*AIM*. Transcribe the material in full. Nothing should differ except that the pictures are left out.

*SUPPLIED DATA*.
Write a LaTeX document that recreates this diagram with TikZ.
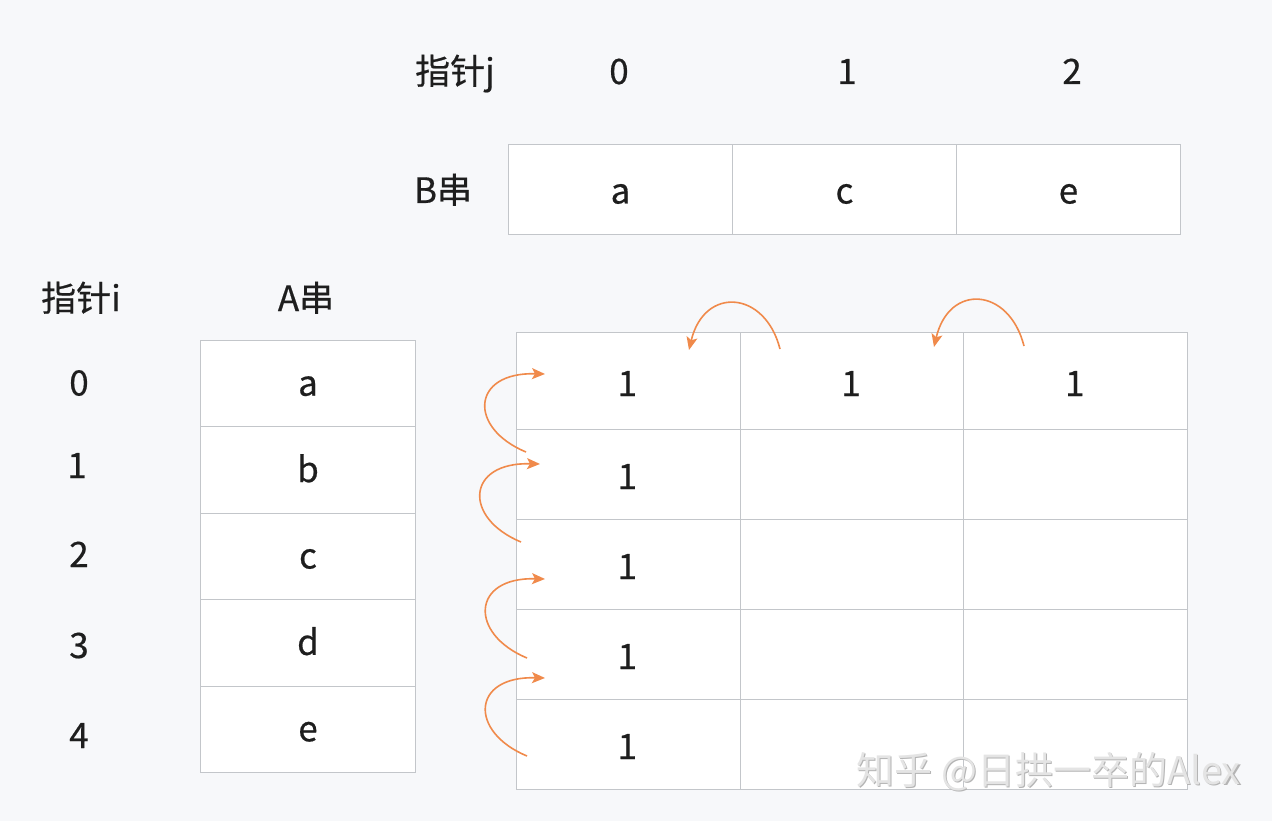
\documentclass[tikz,border=0pt]{standalone}
\usepackage{fontspec}
\setmainfont{Noto Sans CJK SC}
\newfontfamily\lblfont{Noto Sans CJK SC}[FakeBold=0.5]
\usetikzlibrary{arrows.meta}
\definecolor{bgc}{HTML}{F7F8FA}
\definecolor{gridc}{HTML}{C3C6CA}
\definecolor{txt}{HTML}{1E1E1E}
\definecolor{arr}{HTML}{F08A4B}
\definecolor{wm}{HTML}{E4E4E4}
\definecolor{wms}{HTML}{B4B4B4}
\tikzset{
  lbl/.style={font=\lblfont\fontsize{35}{40}\selectfont, text=txt, inner sep=0pt, anchor=base},
  cellbox/.style={draw=gridc, line width=1pt, fill=white, anchor=north west, inner sep=0pt},
  jump/.style={draw=arr, line width=1.6pt, -{Stealth[length=13pt,width=11pt,inset=3pt]}},
  wmark/.style={font=\fontsize{38}{42}\selectfont, inner sep=0pt}
}
\begin{document}
\begin{tikzpicture}[x=1pt,y=-1pt]
\fill[bgc] (0,0) rectangle (1272,821);
\useasboundingbox (0,0) rectangle (1272,821);
% B table
\foreach \k/\x/\t in {0/508/a,1/732/c,2/956/e}{
  \node[cellbox, minimum width=224pt, minimum height=90pt] (b\k) at (\x,144) {};
  \node[lbl] (bt\k) at ([yshift=-14pt]b\k.center) {\t};
}
% A table
\foreach \k/\y/\t in {0/340.0/a,1/426.4/b,2/512.8/c,3/599.2/d,4/685.6/e}{
  \node[cellbox, minimum width=215pt, minimum height=86.4pt] (a\k) at (200,\y) {};
  \node[lbl] (at\k) at ([yshift=-12pt]a\k.center) {\t};
}
% main grid
\foreach \c/\x in {0/516,1/739.7,2/963.4}{
  \node[cellbox, minimum width=223.7pt, minimum height=97pt] (m0\c) at (\x,332) {};
  \foreach \r/\y in {1/429,2/519,3/609,4/699}{
    \node[cellbox, minimum width=223.7pt, minimum height=90pt] (m\r\c) at (\x,\y) {};
  }
}
\node[lbl] (vm00) at ([xshift=-1pt,yshift=-15pt]m00.center) {1};
\node[lbl] (vm01) at ([xshift=-1pt,yshift=-15pt]m01.center) {1};
\node[lbl] (vm02) at ([xshift=-1pt,yshift=-15pt]m02.center) {1};
\foreach \r in {1,2,3,4}{
  \node[lbl] (vm\r0) at ([xshift=-1pt,yshift=-14.5pt]m\r0.center) {1};
}
% headers
\node[lbl] (pj) at (455,84) {指针j};
\node[lbl] (j0) at (619,84) {0};
\node[lbl] (j1) at (847,84) {1};
\node[lbl] (j2) at (1072,84) {2};
\node[lbl] (bs) at (443,203) {B串};
\node[lbl] (pi) at (81,311) {指针i};
\node[lbl] (as) at (306,311) {A串};
\node[lbl] (i0) at (79,395.5) {0};
\node[lbl] (i1) at (77,478) {1};
\node[lbl] (i2) at (79,567) {2};
\node[lbl] (i3) at (79,658) {3};
\node[lbl] (i4) at (79,748) {4};
% arrow endpoints
\coordinate (s1) at (526,452); \coordinate (t1) at (545,374);
\coordinate (s2) at (521,542); \coordinate (t2) at (540,464);
\coordinate (s3) at (527,658); \coordinate (t3) at (545,579);
\coordinate (s4) at (527,756); \coordinate (t4) at (545,678);
\foreach \k in {1,2,3,4}{
  \draw[jump] (s\k) .. controls ([shift={(-58,-24)}]s\k) and ([shift={(-74,-2)}]t\k) .. (t\k);
}
\coordinate (u1) at (780,349); \coordinate (w1) at (689,350);
\coordinate (u2) at (1024,346); \coordinate (w2) at (934,347);
\foreach \k in {1,2}{
  \draw[jump] (u\k) .. controls ([shift={(-15,-59)}]u\k) and ([shift={(15,-64)}]w\k) .. (w\k);
}
% watermark
\node[wmark, text=wms] (wm0) at (1050,773) {知乎 @日拱一卒的Alex};
\node[wmark, text=wm] (wm1) at ([shift={(-1.2,-1.2)}]wm0.center) {知乎 @日拱一卒的Alex};
\end{tikzpicture}
\end{document}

*WRITTEN ANSWER*.
Write a LaTeX document that recreates this diagram with TikZ.
\documentclass[tikz,border=0pt]{standalone}
\usepackage{fontspec}
\setmainfont{Noto Sans CJK SC}
\newfontfamily\lblfont{Noto Sans CJK SC}[FakeBold=0.5]
\usetikzlibrary{arrows.meta}
\definecolor{bgc}{HTML}{F7F8FA}
\definecolor{gridc}{HTML}{C3C6CA}
\definecolor{txt}{HTML}{1E1E1E}
\definecolor{arr}{HTML}{F08A4B}
\definecolor{wm}{HTML}{E4E4E4}
\definecolor{wms}{HTML}{B4B4B4}
\tikzset{
  lbl/.style={font=\lblfont\fontsize{35}{40}\selectfont, text=txt, inner sep=0pt, anchor=base},
  cellbox/.style={draw=gridc, line width=1pt, fill=white, anchor=north west, inner sep=0pt},
  jump/.style={draw=arr, line width=1.6pt, -{Stealth[length=13pt,width=11pt,inset=3pt]}},
  wmark/.style={font=\fontsize{38}{42}\selectfont, inner sep=0pt}
}
\begin{document}
\begin{tikzpicture}[x=1pt,y=-1pt]
\fill[bgc] (0,0) rectangle (1272,821);
\useasboundingbox (0,0) rectangle (1272,821);
% B table
\foreach \k/\x/\t in {0/508/a,1/732/c,2/956/e}{
  \node[cellbox, minimum width=224pt, minimum height=90pt] (b\k) at (\x,144) {};
  \node[lbl] (bt\k) at ([yshift=-14pt]b\k.center) {\t};
}
% A table
\foreach \k/\y/\t in {0/340.0/a,1/426.4/b,2/512.8/c,3/599.2/d,4/685.6/e}{
  \node[cellbox, minimum width=215pt, minimum height=86.4pt] (a\k) at (200,\y) {};
  \node[lbl] (at\k) at ([yshift=-12pt]a\k.center) {\t};
}
% main grid
\foreach \c/\x in {0/516,1/739.7,2/963.4}{
  \node[cellbox, minimum width=223.7pt, minimum height=97pt] (m0\c) at (\x,332) {};
  \foreach \r/\y in {1/429,2/519,3/609,4/699}{
    \node[cellbox, minimum width=223.7pt, minimum height=90pt] (m\r\c) at (\x,\y) {};
  }
}
\node[lbl] (vm00) at ([xshift=-1pt,yshift=-15pt]m00.center) {1};
\node[lbl] (vm01) at ([xshift=-1pt,yshift=-15pt]m01.center) {1};
\node[lbl] (vm02) at ([xshift=-1pt,yshift=-15pt]m02.center) {1};
\foreach \r in {1,2,3,4}{
  \node[lbl] (vm\r0) at ([xshift=-1pt,yshift=-14.5pt]m\r0.center) {1};
}
% headers
\node[lbl] (pj) at (455,84) {指针j};
\node[lbl] (j0) at (619,84) {0};
\node[lbl] (j1) at (847,84) {1};
\node[lbl] (j2) at (1072,84) {2};
\node[lbl] (bs) at (443,203) {B串};
\node[lbl] (pi) at (81,311) {指针i};
\node[lbl] (as) at (306,311) {A串};
\node[lbl] (i0) at (79,395.5) {0};
\node[lbl] (i1) at (77,478) {1};
\node[lbl] (i2) at (79,567) {2};
\node[lbl] (i3) at (79,658) {3};
\node[lbl] (i4) at (79,748) {4};
% arrow endpoints
\coordinate (s1) at (526,452); \coordinate (t1) at (545,374);
\coordinate (s2) at (521,542); \coordinate (t2) at (540,464);
\coordinate (s3) at (527,658); \coordinate (t3) at (545,579);
\coordinate (s4) at (527,756); \coordinate (t4) at (545,678);
\foreach \k in {1,2,3,4}{
  \draw[jump] (s\k) .. controls ([shift={(-58,-24)}]s\k) and ([shift={(-74,-2)}]t\k) .. (t\k);
}
\coordinate (u1) at (780,349); \coordinate (w1) at (689,350);
\coordinate (u2) at (1024,346); \coordinate (w2) at (934,347);
\foreach \k in {1,2}{
  \draw[jump] (u\k) .. controls ([shift={(-15,-59)}]u\k) and ([shift={(15,-64)}]w\k) .. (w\k);
}
% watermark
\node[wmark, text=wms] (wm0) at (1050,773) {知乎 @日拱一卒的Alex};
\node[wmark, text=wm] (wm1) at ([shift={(-1.2,-1.2)}]wm0.center) {知乎 @日拱一卒的Alex};
\end{tikzpicture}
\end{document}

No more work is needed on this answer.